I bought a copy of Crackdown for the 360, and It’s mucho fun, what with the beating up the gang members, shooting the gang members, and running over the gang members. Oh, and doing Neo-jumps from rooftop to rooftop collecting agility orbs, which in turn give your jumping ever-greater magnitude, which makes it easier to collect ever-more orbs. It’s beautiful.
Until next time, goodnight. And good luck.
I posted a while back that the most enjoyable thing about writing down stuff that happens to you is that you record the pointless minutiae of daily life that, with no reason in particular to stick in your mind, you quickly forget. Reading back those details takes you right back to that moment you sat and wrote those thoughts.
This was the end to which I instituted my Little Red Notebook, which I have been dreadfully amiss in consigning my thoughts to.

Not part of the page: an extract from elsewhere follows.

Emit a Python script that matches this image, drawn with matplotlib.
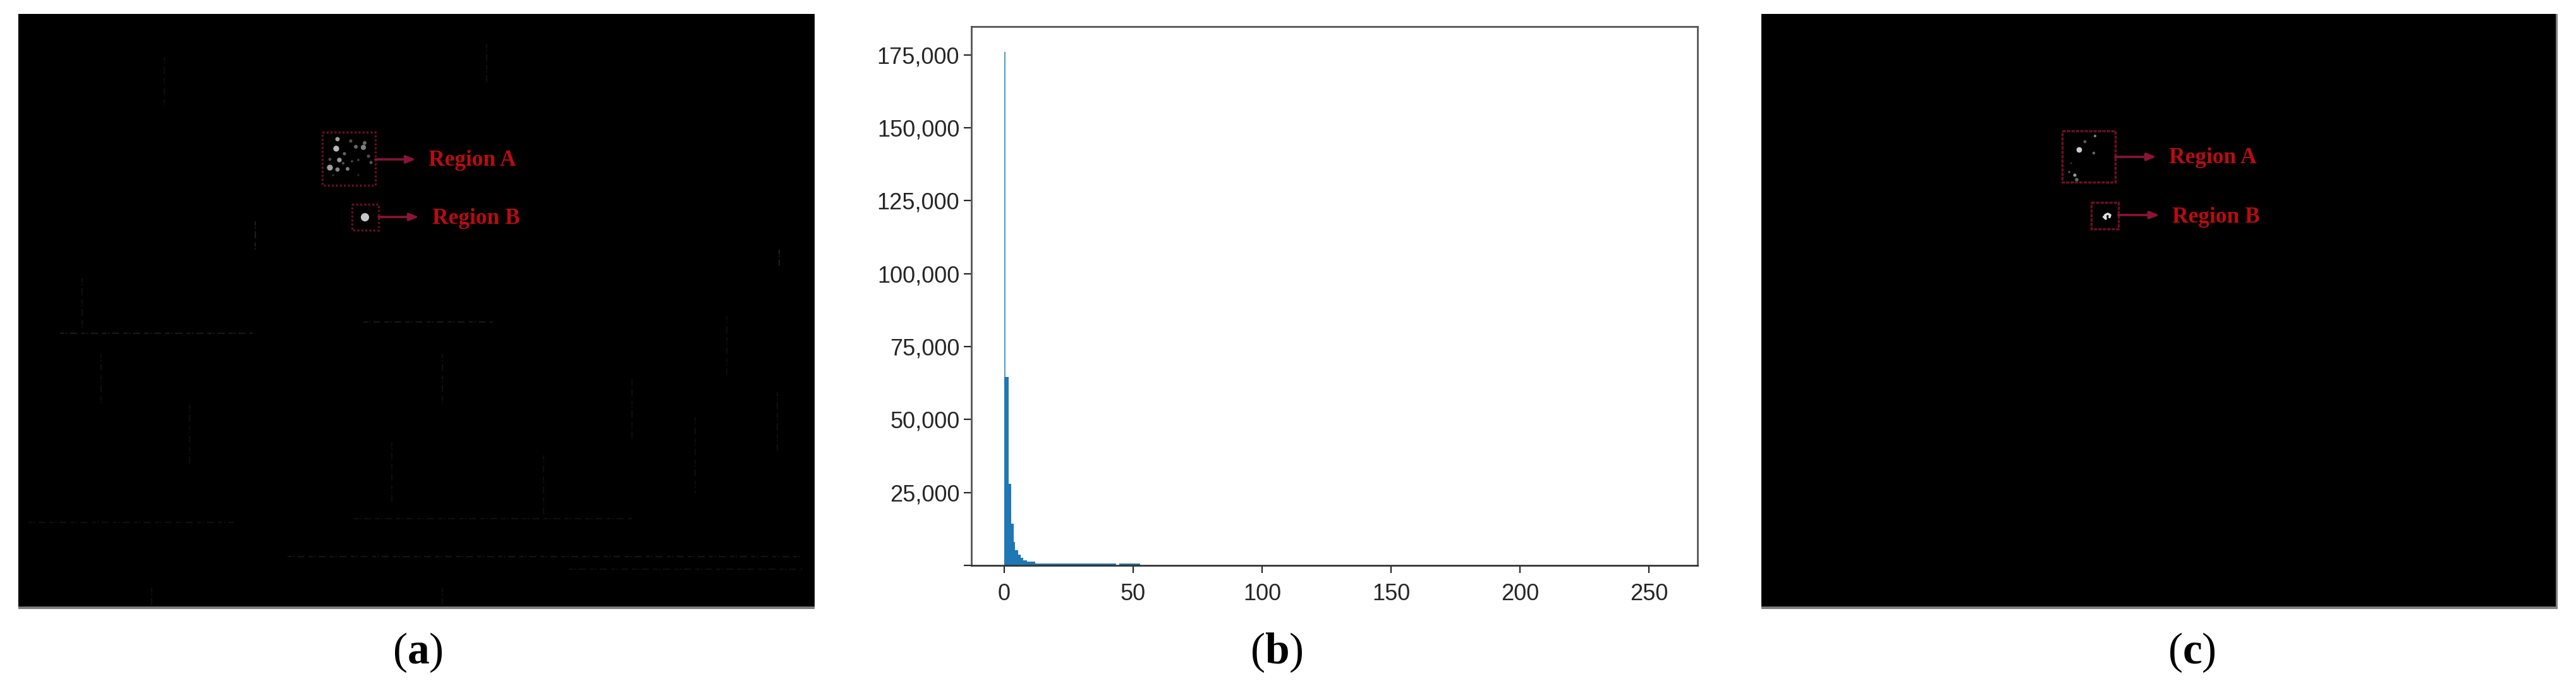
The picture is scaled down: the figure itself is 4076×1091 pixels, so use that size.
import matplotlib
matplotlib.use('Agg')
import matplotlib.pyplot as plt
from matplotlib.patches import Rectangle

W, H = 4076, 1091

plt.rcParams['font.family'] = ['Liberation Sans', 'DejaVu Sans']
plt.rcParams['mathtext.fontset'] = 'custom'
plt.rcParams['mathtext.rm'] = 'Liberation Serif'
plt.rcParams['mathtext.bf'] = 'Liberation Serif:bold'

# histogram (b)
peak_value = 176000
peak_width = 0.55
bin_edges = [0, 1.7, 2.7, 3.75, 4.2, 5.3, 6.4, 7.4, 8.8, 12.0, 43.5, 44.7, 52.6]
bin_counts = [64500, 28000, 14300, 8000, 5200, 3700, 2700, 1700, 1200, 750, 0, 750]
x_ticks = [0, 50, 100, 150, 200, 250]
y_ticks = [25000, 50000, 75000, 100000, 125000, 150000, 175000]
y_tick_zero = 0

# panel (a), bright specks: x px, y px, size, grey
a_specks_x = [532, 522, 537, 575, 563, 545, 550, 534, 557, 583, 555, 587, 522, 567, 543, 527, 567, 577, 534]
a_specks_y = [235, 265, 253, 233, 232, 243, 267, 268, 255, 247, 223, 257, 252, 253, 258, 277, 277, 226, 220]
a_specks_s = [45, 45, 28, 35, 18, 14, 18, 24, 8, 14, 14, 12, 12, 8, 10, 6, 6, 18, 24]
a_specks_g = [0.72, 0.62, 0.6, 0.5, 0.42, 0.38, 0.5, 0.52, 0.25, 0.3, 0.32, 0.34, 0.3, 0.25, 0.3, 0.2, 0.16, 0.42, 0.62]
a_star_x = [577]
a_star_y = [343]
a_star_s = [90]
a_star_g = [0.78]

# panel (a), faint background streaks: x0, x1, y0, y1, grey
streak_x0 = [95, 575, 45, 455, 560, 900, 130, 404, 1233, 160, 700, 1000, 1150, 300, 620, 860, 1100, 1230, 260, 770, 240, 700]
streak_x1 = [400, 780, 370, 1270, 1000, 1270, 130, 404, 1233, 160, 700, 1000, 1150, 300, 620, 860, 1100, 1230, 260, 770, 240, 700]
streak_y0 = [527, 509, 826, 880, 820, 900, 440, 350, 395, 560, 560, 600, 500, 640, 700, 720, 660, 620, 90, 70, 930, 930]
streak_y1 = [527, 509, 826, 880, 820, 900, 520, 395, 420, 640, 640, 700, 600, 740, 800, 820, 780, 720, 170, 130, 959, 959]
streak_g = [0.1, 0.09, 0.06, 0.08, 0.06, 0.06, 0.06, 0.11, 0.11, 0.05, 0.06, 0.05, 0.05, 0.05, 0.05, 0.05, 0.05, 0.06, 0.05, 0.06, 0.06, 0.05]

# panel (c), specks
c_specks_x = [3290, 3299, 3315, 3313, 3283, 3286, 3274, 3277]
c_specks_y = [237, 224, 215, 242, 277, 284, 272, 258]
c_specks_s = [40, 12, 9, 10, 14, 16, 6, 4]
c_specks_g = [0.8, 0.35, 0.5, 0.4, 0.6, 0.4, 0.35, 0.22]
c_arc_x = [3329, 3332, 3331, 3335, 3339, 3338]
c_arc_y = [343, 346, 340, 338, 340, 343]

# annotations, one row per panel
box_a = [[510, 209, 84, 84], [557, 323, 42, 41]]
box_c = [[3263, 207, 84, 81], [3309, 320, 43, 42]]
arrows_a = [[594, 658, 252], [599, 663, 343]]
arrows_c = [[3347, 3412, 248], [3352, 3417, 340]]
labels_a = [[678, 253, 'Region A'], [684, 345, 'Region B']]
labels_c = [[3432, 250, 'Region A'], [3437, 343, 'Region B']]

captions = ['(a)', '(b)', '(c)']
captions_x = [661, 2020, 3468]


def px_axes(x0, y0, x1, y1):
    # axes placed by reference pixel coords
    return fig.add_axes([x0 / W, 1 - y1 / H, (x1 - x0) / W, (y1 - y0) / H])


def image_panel(x0, y0, x1, y1, strip_right):
    back = px_axes(x0, y0, x1 + strip_right, 963)
    back.set_facecolor('#7f7f7f')
    back.set_xticks([])
    back.set_yticks([])
    for s in back.spines.values():
        s.set_visible(False)
    ax = px_axes(x0, y0, x1, y1)
    ax.set_facecolor('black')
    ax.set_xlim(x0, x1)
    ax.set_ylim(y1, y0)
    ax.set_xticks([])
    ax.set_yticks([])
    for s in ax.spines.values():
        s.set_visible(False)
    return ax


def region_marks(ax, boxes, arrows, labels, style):
    for b in boxes:
        ax.add_patch(Rectangle((b[0], b[1]), b[2], b[3], fill=False, edgecolor='#6e1024',
                               lw=2.4, linestyle=style))
    for a in arrows:
        ax.annotate('', xy=(a[1], a[2]), xytext=(a[0], a[2]),
                    arrowprops=dict(arrowstyle='-|>,head_length=0.9,head_width=0.35',
                                    color='#8a1436', lw=2.6, shrinkA=0, shrinkB=0))
    for t in labels:
        ax.text(t[0], t[1], t[2], color='#b80c12', family=['Liberation Serif'], fontweight='bold',
                fontsize=25.5, ha='left', va='center')


def grey(vals):
    return [(g, g, g) for g in vals]


fig = plt.figure(figsize=(W / 100, H / 100), dpi=100, facecolor='white')

# (a)
ax_a = image_panel(29, 22, 1289, 959, 0)
for i in range(len(streak_x0)):
    g = streak_g[i]
    ax_a.plot([streak_x0[i], streak_x1[i]], [streak_y0[i], streak_y1[i]], color=(g, g, g),
              lw=1.6, linestyle=(0, (3, 1, 1, 2, 5, 3)))
ax_a.scatter(a_specks_x, a_specks_y, s=a_specks_s, c=grey(a_specks_g), marker='o', linewidths=0)
ax_a.scatter(a_star_x, a_star_y, s=a_star_s, c=grey(a_star_g), marker='o', linewidths=0)
region_marks(ax_a, box_a, arrows_a, labels_a, (0, (0.9, 1.0)))

# (b)
ax_b = px_axes(1537, 42, 2686, 894)
ax_b.bar(peak_width / 2, peak_value, width=peak_width, color='#4f9bd6')
ax_b.stairs(bin_counts, bin_edges, fill=True, color='#1f77b4')
ax_b.set_xlim(-12.75, 268.9)
ax_b.set_ylim(0, 184700)
ax_b.set_xticks(x_ticks)
ax_b.set_yticks([y_tick_zero] + y_ticks)
ax_b.set_yticklabels([''] + [f'{v:,}' for v in y_ticks])
ax_b.tick_params(axis='both', labelsize=26, colors='#262626', length=8.5, width=1.6, pad=5)
ax_b.tick_params(axis='x', pad=12)
for s in ax_b.spines.values():
    s.set_color('#555555')
    s.set_linewidth(2.0)
ax_b.spines['bottom'].set_color('#333333')

# (c)
ax_c = image_panel(2787, 22, 4044, 959, 3)
ax_c.scatter(c_specks_x, c_specks_y, s=c_specks_s, c=grey(c_specks_g), marker='o', linewidths=0)
ax_c.plot(c_arc_x, c_arc_y, color='#e0e0e0', lw=2.6)
region_marks(ax_c, box_c, arrows_c, labels_c, (0, (1.6, 0.5)))

# captions
for cap, cx in zip(captions, captions_x):
    fig.text(cx / W, 1 - 1032 / H, '(' + r'$\mathbf{' + cap[1] + '}$' + ')', family=['Liberation Serif'],
             fontsize=50, color='black', ha='center', va='center')

fig.savefig('out.png', dpi=100, facecolor='white')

The last entry is May 13th, and the one before that is April 4th.
Anyways, what I wanted to record before it’s inexorably lost to the entropies of my mind is that before my exams I’d go to the lobby of the Blackett lab and revise and end up talking to other first year physicists who normally I wouldn’t talk to at all. I don’t even know their names, but we were in this exam-mess all together all the same. Made me wish that on the whole people were more generally social; the herding instinct is terribly old, and the symptoms of it are plain for all to see.
Human beings instinctively form the in-groups and the out-groups, dividing down lines of common interests or thoughts, of common experience. Once you lose touch with a group it’s hard to find your way back in, and it’s definitely hard to break into a group unless you already know someone on the inside. And there’s the risk of ending up in an awful limbo where you’re not really a part of any group, sitting painfully at the fringes. Of course, you also get their logical opposites, the social spiders, sitting at the centre of a vast web of connections.
It’s kinda depressing in a way that we all end up playing this ridiculous game, no matter how stupid we all realise it is.
I think it’s pretty good, but I’m none too sure about the tag cloud. Input would be lovely.
Earlier today I had an exam, and…. well, it was something. That’s what it was. I’m probably going to write about exams on Friday when the whole thing’s over and I can step back and take stock.
It’s also going to be great because I’m going to have this just massive stack of free time with which I can get a few projects pushed forward. There’s two I’m particularly excited about which I can’t wait to start driving towards fruition. I’ll probably post more about them in due course.
Anyways, I’m going to sleep. It’s like, lateness.